* _WHAT IS ASKED_: Below is some material; set it all down exactly, apart from the pictures.

begin SUPPLIED MATERIAL

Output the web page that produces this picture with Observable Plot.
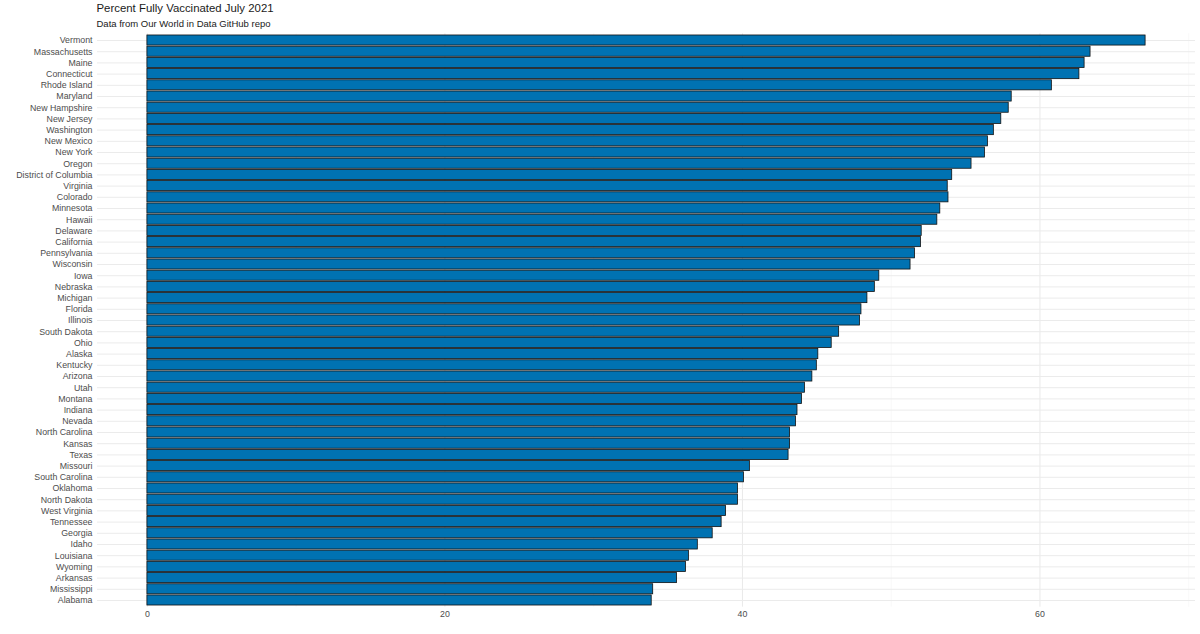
<!DOCTYPE html>
<html>
<head>
<meta charset="utf-8">
<script src="https://cdn.jsdelivr.net/npm/d3@7"></script>
<script src="https://cdn.jsdelivr.net/npm/@observablehq/plot@0.6"></script>
<style>
  html, body { margin: 0; padding: 0; background: #fff; }
  #wrap { width: 1200px; font-family: "Liberation Sans", Arial, sans-serif; }
  #header { position: relative; height: 30px; }
  #title { position: absolute; left: 96.5px; top: 3.4px; font-size: 11.4px; line-height: 11.4px; color: #1a1a1a; white-space: nowrap; }
  #subtitle { position: absolute; left: 96.5px; top: 19.3px; font-size: 9.5px; line-height: 9.5px; color: #1a1a1a; white-space: nowrap; }
  svg { display: block; }
</style>
</head>
<body>
<div id="wrap">
  <div id="header">
    <div id="title">Percent Fully Vaccinated July 2021</div>
    <div id="subtitle">Data from Our World in Data GitHub repo</div>
  </div>
  <div id="chart"></div>
</div>
<script>
const states = ["Vermont","Massachusetts","Maine","Connecticut","Rhode Island","Maryland","New Hampshire","New Jersey","Washington","New Mexico","New York","Oregon","District of Columbia","Virginia","Colorado","Minnesota","Hawaii","Delaware","California","Pennsylvania","Wisconsin","Iowa","Nebraska","Michigan","Florida","Illinois","South Dakota","Ohio","Alaska","Kentucky","Arizona","Utah","Montana","Indiana","Nevada","North Carolina","Kansas","Texas","Missouri","South Carolina","Oklahoma","North Dakota","West Virginia","Tennessee","Georgia","Idaho","Louisiana","Wyoming","Arkansas","Mississippi","Alabama"];
const pctFullyVaccinated = [67.1,63.4,63.0,62.65,60.8,58.1,57.9,57.4,56.9,56.5,56.3,55.4,54.1,53.8,53.85,53.3,53.1,52.05,52.0,51.6,51.3,49.2,48.9,48.4,48.0,47.9,46.5,46.0,45.1,45.0,44.7,44.2,44.0,43.7,43.6,43.2,43.2,43.1,40.5,40.1,39.7,39.7,38.9,38.6,38.0,37.0,36.4,36.2,35.6,34.0,33.9];
const majorTicks = [0, 20, 40, 60];
const minorTicks = [10, 30, 50, 70];

const data = states.map((s, i) => ({state: s, pct: pctFullyVaccinated[i]}));
const maxV = d3.max(pctFullyVaccinated);
const pad = maxV * 0.05;

const chart = Plot.plot({
  width: 1200,
  height: 604,
  marginLeft: 97,
  marginRight: 5,
  marginTop: 3.3,
  marginBottom: 27.3,
  style: {fontFamily: "Liberation Sans, Arial, sans-serif", background: "#fff"},
  x: {domain: [-pad, maxV + pad]},
  y: {domain: states, paddingInner: 0.1, paddingOuter: 0.15, round: false},
  marks: [
    Plot.ruleX(minorTicks, {stroke: "#f3f3f3", strokeWidth: 0.6}),
    Plot.ruleX(majorTicks, {stroke: "#e9e9e9", strokeWidth: 1}),
    Plot.tickY(states, {y: d => d, stroke: "#ebebeb", strokeWidth: 1}),
    Plot.barX(data, {y: "state", x: "pct", fill: "#0072B2", stroke: "#111", strokeWidth: 0.8}),
    Plot.axisY({tickSize: 0, tickPadding: 5, fontSize: 8.8, color: "#4d4d4d", label: null}),
    Plot.axisX({ticks: majorTicks, tickSize: 0, tickPadding: 3.5, fontSize: 8.8, color: "#4d4d4d", label: null})
  ]
});
document.getElementById("chart").appendChild(chart);
</script>
</body>
</html>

end SUPPLIED MATERIAL

* _CORRECT ANSWER_:
Output the web page that produces this picture with Observable Plot.
<!DOCTYPE html>
<html>
<head>
<meta charset="utf-8">
<script src="https://cdn.jsdelivr.net/npm/d3@7"></script>
<script src="https://cdn.jsdelivr.net/npm/@observablehq/plot@0.6"></script>
<style>
  html, body { margin: 0; padding: 0; background: #fff; }
  #wrap { width: 1200px; font-family: "Liberation Sans", Arial, sans-serif; }
  #header { position: relative; height: 30px; }
  #title { position: absolute; left: 96.5px; top: 3.4px; font-size: 11.4px; line-height: 11.4px; color: #1a1a1a; white-space: nowrap; }
  #subtitle { position: absolute; left: 96.5px; top: 19.3px; font-size: 9.5px; line-height: 9.5px; color: #1a1a1a; white-space: nowrap; }
  svg { display: block; }
</style>
</head>
<body>
<div id="wrap">
  <div id="header">
    <div id="title">Percent Fully Vaccinated July 2021</div>
    <div id="subtitle">Data from Our World in Data GitHub repo</div>
  </div>
  <div id="chart"></div>
</div>
<script>
const states = ["Vermont","Massachusetts","Maine","Connecticut","Rhode Island","Maryland","New Hampshire","New Jersey","Washington","New Mexico","New York","Oregon","District of Columbia","Virginia","Colorado","Minnesota","Hawaii","Delaware","California","Pennsylvania","Wisconsin","Iowa","Nebraska","Michigan","Florida","Illinois","South Dakota","Ohio","Alaska","Kentucky","Arizona","Utah","Montana","Indiana","Nevada","North Carolina","Kansas","Texas","Missouri","South Carolina","Oklahoma","North Dakota","West Virginia","Tennessee","Georgia","Idaho","Louisiana","Wyoming","Arkansas","Mississippi","Alabama"];
const pctFullyVaccinated = [67.1,63.4,63.0,62.65,60.8,58.1,57.9,57.4,56.9,56.5,56.3,55.4,54.1,53.8,53.85,53.3,53.1,52.05,52.0,51.6,51.3,49.2,48.9,48.4,48.0,47.9,46.5,46.0,45.1,45.0,44.7,44.2,44.0,43.7,43.6,43.2,43.2,43.1,40.5,40.1,39.7,39.7,38.9,38.6,38.0,37.0,36.4,36.2,35.6,34.0,33.9];
const majorTicks = [0, 20, 40, 60];
const minorTicks = [10, 30, 50, 70];

const data = states.map((s, i) => ({state: s, pct: pctFullyVaccinated[i]}));
const maxV = d3.max(pctFullyVaccinated);
const pad = maxV * 0.05;

const chart = Plot.plot({
  width: 1200,
  height: 604,
  marginLeft: 97,
  marginRight: 5,
  marginTop: 3.3,
  marginBottom: 27.3,
  style: {fontFamily: "Liberation Sans, Arial, sans-serif", background: "#fff"},
  x: {domain: [-pad, maxV + pad]},
  y: {domain: states, paddingInner: 0.1, paddingOuter: 0.15, round: false},
  marks: [
    Plot.ruleX(minorTicks, {stroke: "#f3f3f3", strokeWidth: 0.6}),
    Plot.ruleX(majorTicks, {stroke: "#e9e9e9", strokeWidth: 1}),
    Plot.tickY(states, {y: d => d, stroke: "#ebebeb", strokeWidth: 1}),
    Plot.barX(data, {y: "state", x: "pct", fill: "#0072B2", stroke: "#111", strokeWidth: 0.8}),
    Plot.axisY({tickSize: 0, tickPadding: 5, fontSize: 8.8, color: "#4d4d4d", label: null}),
    Plot.axisX({ticks: majorTicks, tickSize: 0, tickPadding: 3.5, fontSize: 8.8, color: "#4d4d4d", label: null})
  ]
});
document.getElementById("chart").appendChild(chart);
</script>
</body>
</html>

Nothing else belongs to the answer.